It usually hits at the worst time: you’re saving a file, installing an app, or Windows wants to update, and the “Low disk space” warning starts nagging. Things slow down. Downloads fail. Even simple tasks feel risky because you don’t know what you can delete without breaking something.

The tempting move is to start nuking random folders, but that’s how people lose photos, delete game saves, or wipe out files an app still needs. The safer move is to figure out what’s actually growing, then let Windows clean up what it already considers safe.

Start by spotting the biggest space hogs on C: using built-in tools—no extra apps, no guessing.

First, find what’s actually growing—without installing anything

Most of the time, the “mystery” is just one or two categories ballooning—Downloads, a sync folder, apps, or temporary files. You can see it in under a minute. Open Settings > System > Storage, then click Local Disk (C:). Windows will break your space into buckets like Apps, Temporary files, Desktop, Documents, and Other.

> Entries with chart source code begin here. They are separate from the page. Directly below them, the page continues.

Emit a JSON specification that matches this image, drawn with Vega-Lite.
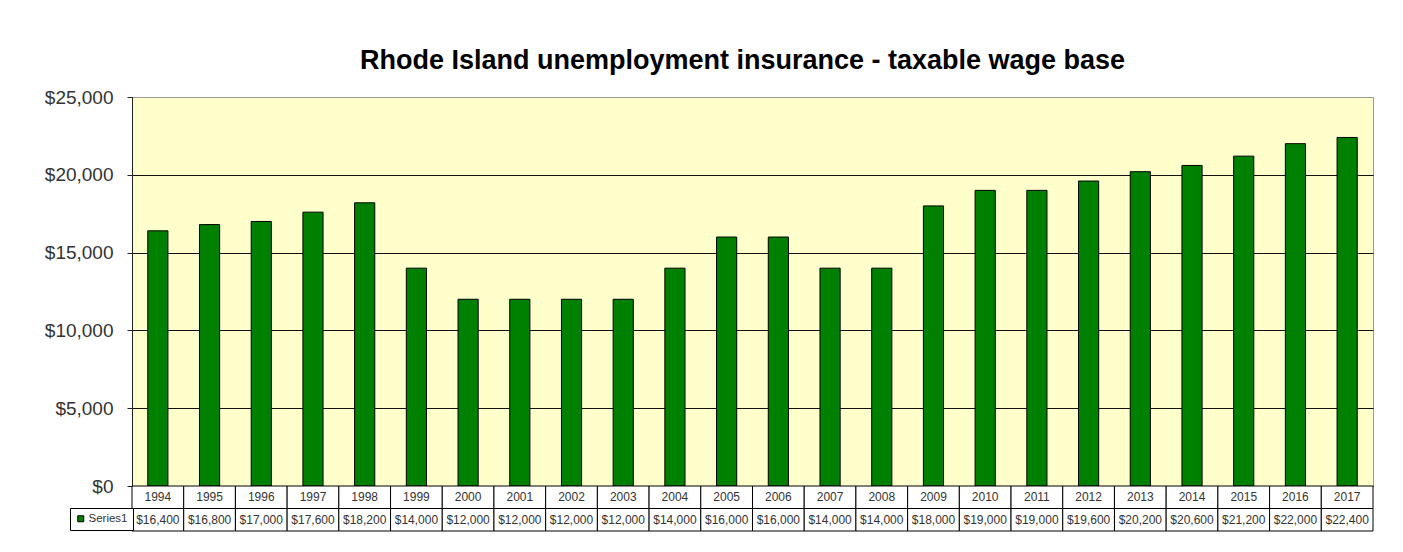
{
  "$schema": "https://vega.github.io/schema/vega-lite/v6.json",
  "background": "white",
  "padding": {"left": 43, "top": 46, "right": 0, "bottom": 0},
  "spacing": 0,
  "bounds": "flush",
  "config": {
    "font": "Liberation Sans"
  },
  "datasets": {
    "wage": [
      {"year": "1994", "value": 16400},
      {"year": "1995", "value": 16800},
      {"year": "1996", "value": 17000},
      {"year": "1997", "value": 17600},
      {"year": "1998", "value": 18200},
      {"year": "1999", "value": 14000},
      {"year": "2000", "value": 12000},
      {"year": "2001", "value": 12000},
      {"year": "2002", "value": 12000},
      {"year": "2003", "value": 12000},
      {"year": "2004", "value": 14000},
      {"year": "2005", "value": 16000},
      {"year": "2006", "value": 16000},
      {"year": "2007", "value": 14000},
      {"year": "2008", "value": 14000},
      {"year": "2009", "value": 18000},
      {"year": "2010", "value": 19000},
      {"year": "2011", "value": 19000},
      {"year": "2012", "value": 19600},
      {"year": "2013", "value": 20200},
      {"year": "2014", "value": 20600},
      {"year": "2015", "value": 21200},
      {"year": "2016", "value": 22000},
      {"year": "2017", "value": 22400}
    ]
  },
  "vconcat": [
    {
      "width": 1241,
      "height": 389,
      "view": {"fill": "#FFFFCC", "stroke": "#9a9a9a", "strokeWidth": 1},
      "title": {
        "text": "Rhode Island unemployment insurance - taxable wage base",
        "frame": "group",
        "anchor": "middle",
        "font": "Liberation Sans",
        "fontSize": 27,
        "fontWeight": "bold",
        "color": "black",
        "baseline": "alphabetic",
        "offset": -8,
        "dx": -10
      },
      "data": {"name": "wage"},
      "mark": {"type": "bar", "stroke": "black", "strokeWidth": 1, "opacity": 1},
      "encoding": {
        "x": {
          "field": "year",
          "type": "ordinal",
          "scale": {"paddingInner": 0.61, "paddingOuter": 0.305},
          "axis": null
        },
        "y": {
          "field": "value",
          "type": "quantitative",
          "scale": {"domain": [0, 25000], "nice": false},
          "axis": {
            "title": null,
            "values": [0, 5000, 10000, 15000, 20000, 25000],
            "format": "$,.0f",
            "labelFont": "Liberation Sans",
            "labelFontSize": 19,
            "labelColor": "#333333",
            "labelPadding": 14,
            "tickSize": 5,
            "tickColor": "#222222",
            "domainColor": "#222222",
            "grid": true,
            "gridColor": {"condition": {"test": "datum.value == 25000", "value": "#9a9a9a"}, "value": "#111111"},
            "gridOpacity": 1
          }
        },
        "color": {
          "datum": "Series1",
          "type": "nominal",
          "scale": {"range": ["#008000"]},
          "legend": {
            "orient": "none",
            "legendX": -62,
            "legendY": 411,
            "title": null,
            "symbolType": "square",
            "symbolSize": 36,
            "symbolFillColor": "#008000",
            "symbolStrokeColor": "black",
            "symbolStrokeWidth": 1,
            "symbolOpacity": 1,
            "labelFont": "Liberation Sans",
            "labelFontSize": 11.5,
            "labelColor": "#333333",
            "labelOffset": 2,
            "padding": 5,
            "strokeColor": "black",
            "fillColor": "white",
            "cornerRadius": 0
          }
        }
      }
    },
    {
      "width": 1241,
      "height": 45,
      "view": {"stroke": null},
      "data": {"name": "wage"},
      "transform": [
        {"calculate": "datum.year", "as": "yearLabel"},
        {"calculate": "'$' + format(datum.value, ',')", "as": "valueLabel"},
        {"fold": ["yearLabel", "valueLabel"], "as": ["row", "cell"]}
      ],
      "encoding": {
        "x": {"field": "year", "type": "ordinal", "scale": {"paddingInner": 0, "paddingOuter": 0}, "axis": null},
        "y": {
          "field": "row",
          "type": "nominal",
          "scale": {"domain": ["yearLabel", "valueLabel"], "paddingInner": 0, "paddingOuter": 0},
          "axis": null
        }
      },
      "layer": [
        {"mark": {"type": "rect", "fill": "white", "stroke": "black", "strokeWidth": 1}},
        {"mark": {"type": "text", "fontSize": 12, "color": "#333333"}, "encoding": {"text": {"field": "cell"}}}
      ]
    }
  ]
}
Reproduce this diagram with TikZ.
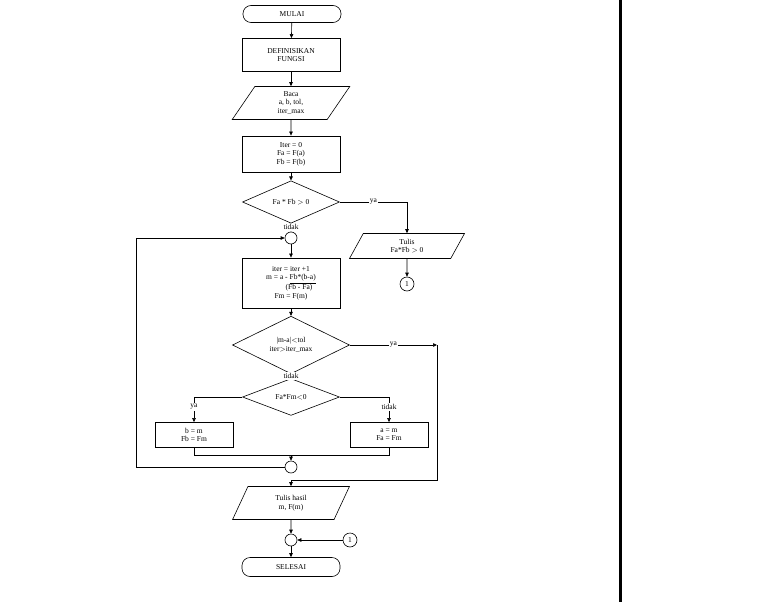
\documentclass[tikz,border=0pt]{standalone}
\usepackage{fontspec}
\setmainfont{Liberation Serif}
\usetikzlibrary{shapes.geometric,arrows.meta}
\begin{document}
\begin{tikzpicture}[x=1pt,y=-1pt,font=\fontsize{7.5}{8.5}\selectfont,semithick,
  every node/.style={align=center,inner sep=0pt},
  box/.style={draw,thick,minimum width=98pt},
  term/.style={draw,rounded corners=8pt,minimum width=98pt,minimum height=17pt},
  io/.style={draw,trapezium,trapezium left angle=70,trapezium right angle=110,trapezium stretches=true},
  dec/.style={draw,diamond,minimum width=97pt,minimum height=32pt},
  con/.style={draw,circle,minimum size=12pt},
  lab/.style={fill=white,inner sep=1pt},
  arr/.style={-{Triangle[length=4pt,width=3.5pt]}}]
\useasboundingbox (0,0) rectangle (768,602);
\fill (619,0) rectangle (622,602);
\node[term] (mulai) at (292,14) {MULAI};
\node[box,minimum height=33pt] (def) at (291,55) {DEFINISIKAN\\FUNGSI};
\node[io,minimum width=118pt,minimum height=33pt] (baca) at (291,103) {Baca\\a, b, tol,\\iter\_max};
\node[box,minimum height=36pt] (init) at (291,154) {Iter = 0\\Fa = F(a)\\Fb = F(b)};
\node[dec] (d1) at (291,202) {Fa * Fb $>$ 0};
\node[io,minimum width=115pt,minimum height=25pt] (tulis1) at (407,246) {Tulis\\Fa*Fb $>$ 0};
\node[con,minimum size=14pt] (c1a) at (407,284) {1};
\node[con] (j1) at (291,238) {};
\node[box,minimum height=50pt] (body) at (291,283) {iter = iter +1\\m = a - \underline{Fb*(b-a)}\\\hspace*{16pt}(Fb - Fa)\\Fm = F(m)};
\node[dec,minimum width=117pt,minimum height=38pt] (d2) at (291,345) {|m-a|$<$tol\\iter$>$iter\_max};
\node[dec] (d3) at (291,397) {Fa*Fm$<$0};
\node[box,minimum width=78pt,minimum height=25pt] (bm) at (194,435) {b = m\\Fb = Fm};
\node[box,minimum width=78pt,minimum height=25pt] (am) at (389,435) {a = m\\Fa = Fm};
\node[con] (j2) at (291,467) {};
\node[io,minimum width=117pt,minimum height=33pt] (hasil) at (291,503) {Tulis hasil\\m, F(m)};
\node[con] (j3) at (291,540) {};
\node[con,minimum size=14pt] (c1b) at (350,540) {1};
\node[term,minimum height=19pt] (selesai) at (291,567) {SELESAI};
\coordinate (p1) at (407,202);
\coordinate (p2) at (437,345);
\coordinate (p3) at (437,480);
\coordinate (p4) at (291,480);
\coordinate (y1) at (194,397);
\coordinate (t1) at (389,397);
\coordinate (m1) at (194,455);
\coordinate (m2) at (389,455);
\coordinate (m3) at (291,455);
\coordinate (l1) at (136,467);
\coordinate (l2) at (136,238);
\draw[arr] (mulai) -- (def);
\draw[arr] (def) -- (baca);
\draw[arr] (baca) -- (init);
\draw[arr] (init) -- (d1);
\draw[arr] (d1.east) -- node[lab]{ya} (p1) -- (tulis1);
\draw[arr] (tulis1) -- (c1a);
\draw[arr] (d1.south) -- node[lab,pos=0.45]{tidak} (j1);
\draw[arr] (j1) -- (body);
\draw[arr] (body) -- (d2);
\draw[arr] (d2.east) -- node[lab]{ya} (p2);
\draw (p2) -- (p3) -- (p4);
\draw[arr] (p4) -- (hasil);
\draw[arr] (d2.south) -- node[lab,pos=0.45]{tidak} (d3);
\draw (d3.west) -- (y1);
\draw[arr] (y1) -- node[lab,pos=0.4]{ya} (bm);
\draw (d3.east) -- (t1);
\draw[arr] (t1) -- node[lab,pos=0.4]{tidak} (am);
\draw (bm.south) -- (m1) -- (m2) -- (am.south);
\draw[arr] (m3) -- (j2);
\draw (j2) -- (l1) -- (l2);
\draw[arr] (l2) -- (j1.west);
\draw[arr] (hasil) -- (j3);
\draw[arr] (c1b) -- (j3);
\draw[arr] (j3) -- (selesai);
\end{tikzpicture}
\end{document}
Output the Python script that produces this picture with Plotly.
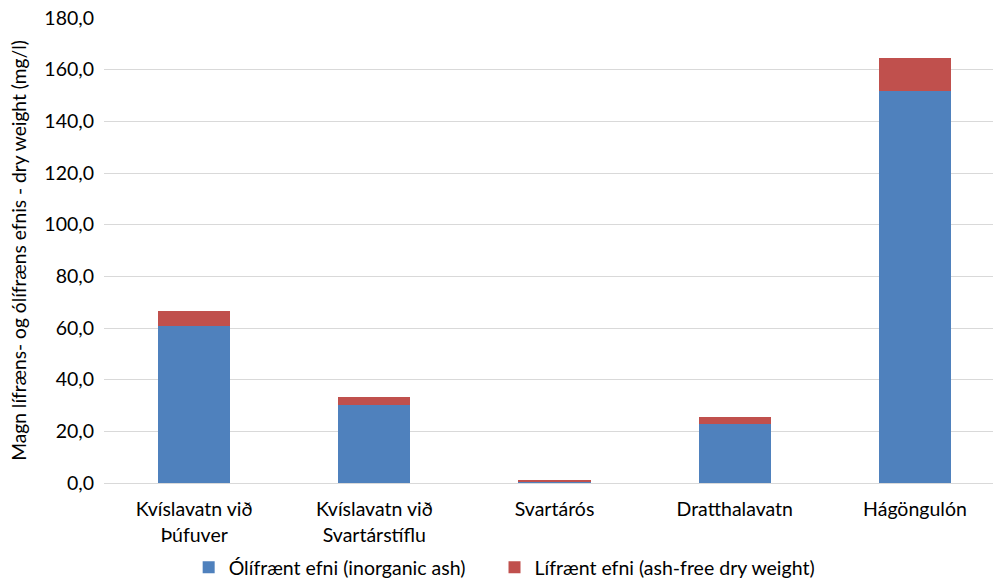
import plotly.graph_objects as go

# Sampling sites (category axis)
sites = [
    "Kvíslavatn við<br>Þúfuver",
    "Kvíslavatn við<br>Svartárstíflu",
    "Svartárós",
    "Dratthalavatn",
    "Hágöngulón",
]

# Dry weight components, mg/l
inorganic_ash = [60.8, 30.1, 0.5, 22.8, 151.9]
ash_free = [5.9, 3.3, 0.7, 2.9, 12.5]

y_ticks = [0, 20, 40, 60, 80, 100, 120, 140, 160, 180]

FONT = "Lato, Carlito, Calibri, sans-serif"
TEXT_COLOR = "#000000"

fig = go.Figure()
fig.add_trace(go.Bar(
    x=sites, y=inorganic_ash,
    name="Ólífrænt efni (inorganic ash)",
    marker=dict(color="#4F81BD", line=dict(width=0)),
    width=0.4,
    legend="legend",
))
fig.add_trace(go.Bar(
    x=sites, y=ash_free,
    name="Lífrænt efni (ash-free dry weight)",
    marker=dict(color="#C0504D", line=dict(width=0)),
    width=0.4,
    legend="legend2",
))

legend_style = dict(
    orientation="h",
    xref="container", yref="container",
    xanchor="left",
    y=0.0, yanchor="bottom",
    font=dict(family=FONT, size=19.5, color=TEXT_COLOR),
    itemwidth=30,
    bgcolor="rgba(0,0,0,0)",
)

fig.update_layout(
    barmode="stack",
    width=993, height=587,
    margin=dict(l=104, r=0, t=18, b=104),
    paper_bgcolor="white",
    plot_bgcolor="white",
    separators=",.",
    font=dict(family=FONT, size=19, color=TEXT_COLOR),
    showlegend=True,
    legend=dict(legend_style, x=0.19),
    legend2=dict(legend_style, x=0.498),
    xaxis=dict(
        type="category",
        range=[-0.5, 4.433],
        showgrid=False,
        showline=True,
        linecolor="#d9d9d9",
        linewidth=1,
        ticks="",
        ticklabelstandoff=9,
        tickangle=0,
        tickfont=dict(family=FONT, size=19.5, color=TEXT_COLOR),
    ),
    yaxis=dict(
        range=[0, 180],
        tickvals=y_ticks,
        tickformat=".1f",
        showgrid=True,
        gridcolor="#d9d9d9",
        gridwidth=1,
        zeroline=False,
        showline=False,
        ticks="",
        ticklabelstandoff=9,
        tickfont=dict(family=FONT, size=19.5, color=TEXT_COLOR),
        title=dict(
            text="Magn lífræns- og ólífræns efnis - dry weight (mg/l)",
            font=dict(family=FONT, size=19.2, color=TEXT_COLOR),
            standoff=12,
        ),
    ),
)

fig.write_html("out.html")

Click the biggest bucket first. If Apps is huge, you’re likely looking at games, creative tools, or old installers. If Temporary files is large, you may get quick wins. If Other dominates, it often means a few large folders Windows can’t label cleanly—common with virtual machines, developer tools, or messy app caches.

This view isn’t perfect, and it can miss hidden system stuff, but it tells you where to aim so you don’t delete blindly. Once you know the top culprit, you can use Windows’ safe cleanup options.

Way #1: Let Windows do the safe cleanup for you (Temporary files + Cleanup recommendations)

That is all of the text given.